Ward was apparently referring to Egypt, where a military very close to the United States acted with restraint and facilitated a smooth transition, and Libya, where a military cut off from the United States has fractured, and some units are firing on their own people.

U.S. Defense Secretary Robert Gates told the gathering General Ward and his team demonstrated the creation of Africa Command would not result in more U.S. military action on the continent or cause the militarization of U.S. policy toward Africa. He also referred to the uprisings in the North.

"In North Africa, we see people fighting for political change from a revolution in Libya to Southern Sudan, a new nation coming into being. Throughout the region, nations are struggling to give their fast-growing populations liberty, basic necessities and greater opportunities while fighting the scourges of terrorism, corruption and piracy. Africom must continue its role in promoting this progress, preventing conflict and bolstering basic stability," Gates said.

The new commander of Africa Command, General Carter Ham, said he intends to maintain the approach General Ward established. "The longer I serve, the more I believe relationships with our partners are what really matters and really enables us to achieve our objectives. I believe we are most successful when we help find African solutions to African security challenges. And I know we will face many challenges. Some of those we can see very clearly today, while others will emerge in unexpected ways and in unexpected places," he said.

General Ham has been the commander of U.S. Army forces in Europe for the past two-and-a-half years, and has had a variety of command and Pentagon assignments.

Most recently, he co-led the defense department's analysis of the potential impact of allowing homosexuals to serve openly in the U.S. military. That process led to the approval of a law that is expected to lift the ban this year, once the military services have conducted a planned training program.

Africa Command supervises all U.S. military engagement in Africa, except for Egypt, but it has no operational troops assigned to it, as other U.S. regional commands do.
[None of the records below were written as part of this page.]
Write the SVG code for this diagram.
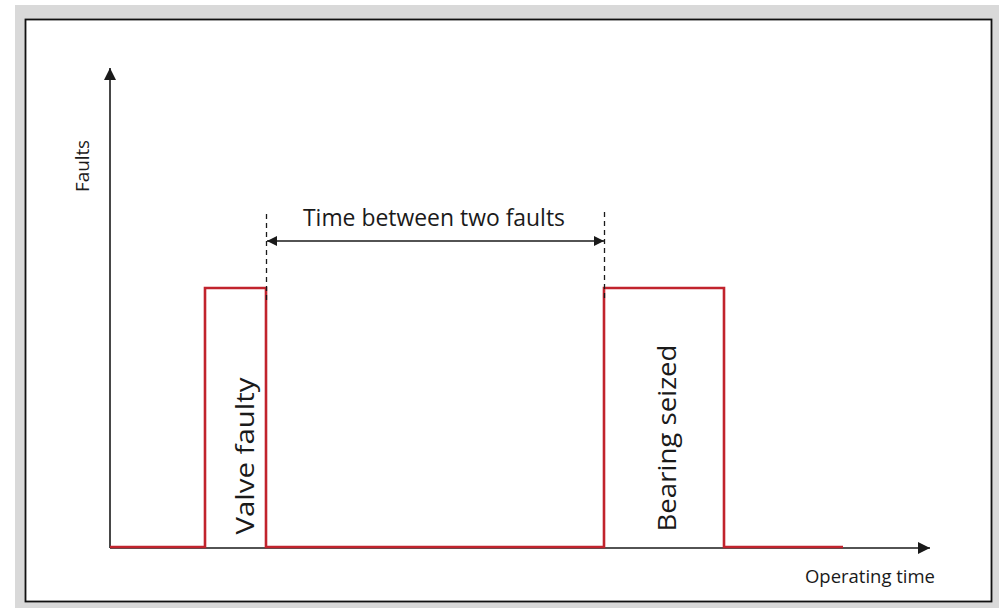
<svg xmlns="http://www.w3.org/2000/svg" width="999" height="608" viewBox="0 0 999 608">
  <style>
    .axis { stroke: #1a1a1a; stroke-width: 1.6; fill: none; }
    .pulse { stroke: #c1232d; stroke-width: 2.6; fill: none; stroke-linejoin: miter; }
    .dash { stroke: #1a1a1a; stroke-width: 1.3; stroke-dasharray: 5 4; fill: none; }
    .lbl { font-family: "Open Sans", "Noto Sans", "Liberation Sans", sans-serif; fill: #1a1a1a; }
  </style>
  <defs>
    <marker id="arr" viewBox="0 0 10 10" refX="10" refY="5" markerWidth="10" markerHeight="10" markerUnits="userSpaceOnUse" orient="auto-start-reverse">
      <path d="M0,0 L10,5 L0,10 Z" fill="#1a1a1a"/>
    </marker>
    <marker id="arrBig" viewBox="0 0 12 12" refX="12" refY="6" markerWidth="12" markerHeight="12" markerUnits="userSpaceOnUse" orient="auto-start-reverse">
      <path d="M0,0 L12,6 L0,12 Z" fill="#1a1a1a"/>
    </marker>
  </defs>

  <!-- frame -->
  <rect x="0" y="0" width="999" height="608" fill="#ffffff"/>
  <rect x="15" y="5" width="984" height="603" fill="#d9d9d9"/>
  <rect x="25.5" y="19.5" width="966" height="582" fill="#ffffff" stroke="#111111" stroke-width="1.8"/>

  <!-- axes -->
  <g id="axes">
    <line class="axis" x1="110" y1="548" x2="110" y2="68" marker-end="url(#arrBig)"/>
    <line class="axis" x1="110" y1="548" x2="930" y2="548" marker-end="url(#arrBig)"/>
    <text class="lbl" font-size="18" transform="translate(89,166) rotate(-90)" text-anchor="middle" textLength="52" lengthAdjust="spacingAndGlyphs">Faults</text>
    <text class="lbl" font-size="19" x="870" y="583" text-anchor="middle" textLength="130" lengthAdjust="spacingAndGlyphs">Operating time</text>
  </g>

  <!-- fault signal -->
  <g id="signal">
    <path class="pulse" d="M110,547 H205 V288 H266 V547 H604 V288 H724 V547 H843"/>
  </g>

  <g id="valve-faulty">
    <text class="lbl" font-size="26" transform="translate(254,456) rotate(-90)" text-anchor="middle" textLength="157" lengthAdjust="spacingAndGlyphs">Valve faulty</text>
  </g>

  <g id="bearing-seized">
    <text class="lbl" font-size="26" transform="translate(676,438) rotate(-90)" text-anchor="middle" textLength="187" lengthAdjust="spacingAndGlyphs">Bearing seized</text>
  </g>

  <!-- interval dimension -->
  <g id="connectors">
    <line class="dash" x1="266.5" y1="214" x2="266.5" y2="300"/>
    <line class="dash" x1="604.5" y1="212" x2="604.5" y2="300"/>
    <line class="axis" x1="267" y1="241" x2="604" y2="241" marker-start="url(#arr)" marker-end="url(#arr)"/>
  </g>
  <g id="interval-label">
    <text class="lbl" font-size="23" x="434" y="226" text-anchor="middle" textLength="262" lengthAdjust="spacingAndGlyphs">Time between two faults</text>
  </g>
</svg>
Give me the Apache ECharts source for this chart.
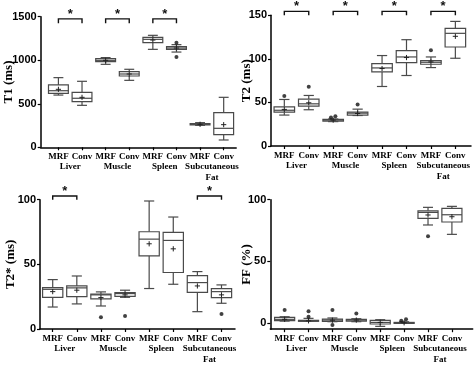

It borrows troops from other areas, particularly Europe, when it has training or other missions to perform. It is also responsible for the joint U.S. military task force in Djbouti.

The command has a unique military and civilian structure, designed to enable multi-disciplinary interaction with the continent's 53 countries. The command has about 2,000 people, half of them civilians, and only 100 stationed permanently at cooperation offices in African countries.